Devekuşu Kabare kalibresinde bi hadise izlemeyeli kaç sene oldu mesela? Jürili mürili televizyon ucuzluklarıyla Nejat Uygur yetiştirebileceğini mi sanıyorsun? Çıkarabiliyor musun Erol Büyükburç,
Erol Evgin, Berkant? Bulabiliyor musun
kalipso kralı Metin Ersoy’dan, kanto kraliçesi Nurhan Damcıoğlu’ndan? Eylül geldi, çırpın istersen, Alpay geliyor mu?

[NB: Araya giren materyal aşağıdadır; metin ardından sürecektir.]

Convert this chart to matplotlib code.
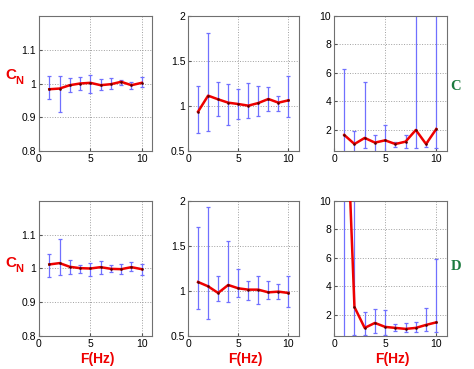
import numpy as np
import matplotlib
matplotlib.use('Agg')
import matplotlib.pyplot as plt

plt.rcParams['font.family'] = ['Liberation Sans', 'DejaVu Sans']

freq = [1, 2, 3, 4, 5, 6, 7, 8, 9, 10]

# row C
c_left_mean = [0.983, 0.985, 0.995, 1.000, 1.002, 0.995, 0.998, 1.005, 0.995, 1.002]
c_left_hi = [1.021, 1.023, 1.015, 1.019, 1.025, 1.014, 1.015, 1.011, 1.004, 1.019]
c_left_lo = [0.953, 0.916, 0.974, 0.981, 0.973, 0.982, 0.984, 0.997, 0.985, 0.989]

c_mid_mean = [0.937, 1.115, 1.074, 1.037, 1.022, 1.004, 1.033, 1.078, 1.037, 1.063]
c_mid_hi = [1.226, 1.815, 1.270, 1.244, 1.185, 1.256, 1.222, 1.215, 1.115, 1.330]
c_mid_lo = [0.696, 0.722, 0.889, 0.785, 0.852, 0.867, 0.889, 0.941, 0.948, 0.874]

c_right_mean = [1.63, 0.99, 1.42, 1.09, 1.25, 0.99, 1.16, 1.98, 0.99, 2.05]
c_right_hi = [6.30, 1.93, 5.33, 1.60, 2.35, 1.14, 1.65, 14.0, 1.16, 14.0]
c_right_lo = [0.40, 0.45, 0.69, 0.45, 0.45, 0.80, 0.74, 0.74, 0.80, 0.74]

# row D
d_left_mean = [1.012, 1.016, 1.005, 1.001, 1.000, 1.004, 0.999, 0.998, 1.004, 0.998]
d_left_hi = [1.042, 1.087, 1.026, 1.010, 1.017, 1.022, 1.009, 1.013, 1.018, 1.013]
d_left_lo = [0.975, 0.982, 0.984, 0.987, 0.977, 0.985, 0.989, 0.984, 0.992, 0.980]

d_mid_mean = [1.100, 1.052, 0.978, 1.067, 1.030, 1.015, 1.015, 0.985, 0.993, 0.978]
d_mid_hi = [1.715, 1.930, 1.163, 1.556, 1.248, 1.107, 1.167, 1.115, 1.074, 1.167]
d_mid_lo = [0.804, 0.693, 0.889, 0.874, 0.933, 0.896, 0.859, 0.911, 0.911, 0.822]

d_right_mean = [21.0, 2.54, 1.07, 1.42, 1.14, 1.07, 1.00, 1.07, 1.28, 1.46]
d_right_hi = [40.0, 30.0, 2.20, 2.40, 2.35, 1.35, 1.42, 1.49, 2.49, 5.92]
d_right_lo = [0.30, 0.60, 0.60, 0.72, 0.60, 0.84, 0.77, 0.77, 0.84, 0.77]

panels = [
    (c_left_mean, c_left_hi, c_left_lo, (0.8, 1.2), [0.8, 0.9, 1, 1.1], ['0.8', '0.9', '1', '1.1']),
    (c_mid_mean, c_mid_hi, c_mid_lo, (0.5, 2), [0.5, 1, 1.5, 2], ['0.5', '1', '1.5', '2']),
    (c_right_mean, c_right_hi, c_right_lo, (0.5, 10), [2, 4, 6, 8, 10], ['2', '4', '6', '8', '10']),
    (d_left_mean, d_left_hi, d_left_lo, (0.8, 1.2), [0.8, 0.9, 1, 1.1], ['0.8', '0.9', '1', '1.1']),
    (d_mid_mean, d_mid_hi, d_mid_lo, (0.5, 2), [0.5, 1, 1.5, 2], ['0.5', '1', '1.5', '2']),
    (d_right_mean, d_right_hi, d_right_lo, (0.5, 10), [2, 4, 6, 8, 10], ['2', '4', '6', '8', '10']),
]

W, H = 474, 369
lefts = [39, 188, 334]
widths = [113, 110.5, 112.5]
tops = [16, 201]
ax_h = 135

fig = plt.figure(figsize=(W / 100, H / 100), dpi=100)

red = '#ee0000'
blue = '#7070ff'
green = '#1b7a3e'

for i, (mean, hi, lo, ylim, yt, ytl) in enumerate(panels):
    r, c = divmod(i, 3)
    ax = fig.add_axes([lefts[c] / W, 1 - (tops[r] + ax_h) / H, widths[c] / W, ax_h / H])
    m = np.array(mean)
    yerr = [m - np.array(lo), np.array(hi) - m]
    ax.errorbar(freq, m, yerr=yerr, fmt='none', ecolor=blue, elinewidth=0.9,
                capsize=1.2, capthick=0.9, zorder=2)
    ax.plot(freq, m, color=red, linewidth=1.8, zorder=3)
    ax.plot(freq, m, 'o', color='#600000', markersize=0.9, zorder=4)
    ax.set_xlim(0, 11)
    ax.set_ylim(*ylim)
    ax.set_xticks([0, 5, 10])
    ax.set_yticks(yt)
    ax.set_yticklabels(ytl)
    ax.tick_params(direction='in', length=2.5, labelsize=7.5, pad=2, color='#555555')
    ax.grid(True, linestyle=':', color='#a0a0a0', linewidth=0.7)
    for s in ax.spines.values():
        s.set_color('#707070')
        s.set_linewidth(0.8)
    if r == 1:
        fig.text((lefts[c] + widths[c] / 2 + 2) / W, 1 - 359 / H, 'F(Hz)', color=red,
                 fontsize=10, fontweight='bold', ha='center', va='center')

# C_N labels
for yc in (75, 263):
    fig.text(11 / W, 1 - yc / H, 'C', color=red, fontsize=11, fontweight='bold',
             ha='center', va='center')
    fig.text(19.5 / W, 1 - (yc + 6) / H, 'N', color=red, fontsize=8, fontweight='bold',
             ha='center', va='center')

fig.text(455.5 / W, 1 - 86.5 / H, 'C', color=green, fontsize=10.5, fontweight='bold',
         family='Liberation Serif', ha='center', va='center')
fig.text(456.5 / W, 1 - 266 / H, 'D', color=green, fontsize=10.5, fontweight='bold',
         family='Liberation Serif', ha='center', va='center')

fig.savefig('out.png', dpi=100)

Müzeyyen Senar hasta, içim titriyor...
Bülent Ersoy’a, Muazzez Abacı’ya,
Emel Sayın’a bebekler gibi bakmamız gerektiğini idrak edemiyor musun?
Nerde Gönül Yazar’ın? Ahmet Özhan maazallah sıkılıp bıraksa ayakkabısının
tozu olabilecek birini tanıyor musun?

Ercan ağabeyle denk geliriz bazen İstanbul’da, Ateşböceği Ercan...
Fuar’ı kucaklar gibi sarılırız birbirimize... Hani, Halit Kıvanç, Orhan Boran,
Erkan Yolaç ayarında sunucuların?

Bırak raksetmeyi, Nesrin Topkapı
şööle bi dururdu kardeşim...
Yarabbim, sen nelere kadirsin!

Samsun cigarasının içinden odun çıktığı günlerdi, o günler. N’ayır n’olamazlı, sutyenin bile porno muamelesi gördüğü, damalı taksi dönemleriydi. Salçalı ekmek kemirdiğimiz, Anadol’un inekler tarafından yendiğine inandığımız, arapsabunu kokulu zamanlardı. Çamaşır makinelerinin merdaneli, cep telefonunu sadece Kaptan Körk’ün kullandığı, Arzu Okay’ın rüyalarımıza girdiği geceler... Mum ışığının gölgesinde parmaklarımızı eğip bükerek duvara tavşan yaptığımız, arkası yarın’a kulak kesildiğimiz akşamlardı. Polis teşkilatını Komiser Kolombo, adaleti
ise Avukat Petroçelli’den ibaret sandığımız... TRT’nin necefli maşrapa zavallılığında, turnike atmayı Koç Riivs’ten öğrendiğimiz günlerdi... Ama güzeldi.

Çünkü, onlar vardı.

Modern Türkiye’yi yansıtan, vizyon açan, yobaz duvarları yıkan, otorite karşısında eğilip bükülmeyen, güçlü sanatçılar, güçlü karakterler... Geleceğe dair umutlarımızı yeşertiyorlardı.

Saz heyeti bile smokinle çıkardı sahneye... İran’a özenip, kravata
savaş açılmamıştı henüz.

Ve, evet, bugün ayfon’larımız, ayped’lerimiz var, nostaljik İzmir fuarlarında imrenerek baktığımız teknolojiye sahibiz, duble yollarımızda ithal otolarımızla gazlıyoruz filan ama... Keresteler kıymete binmemişti. “Odun”lar sadece cigaradan çıkıyordu en azından.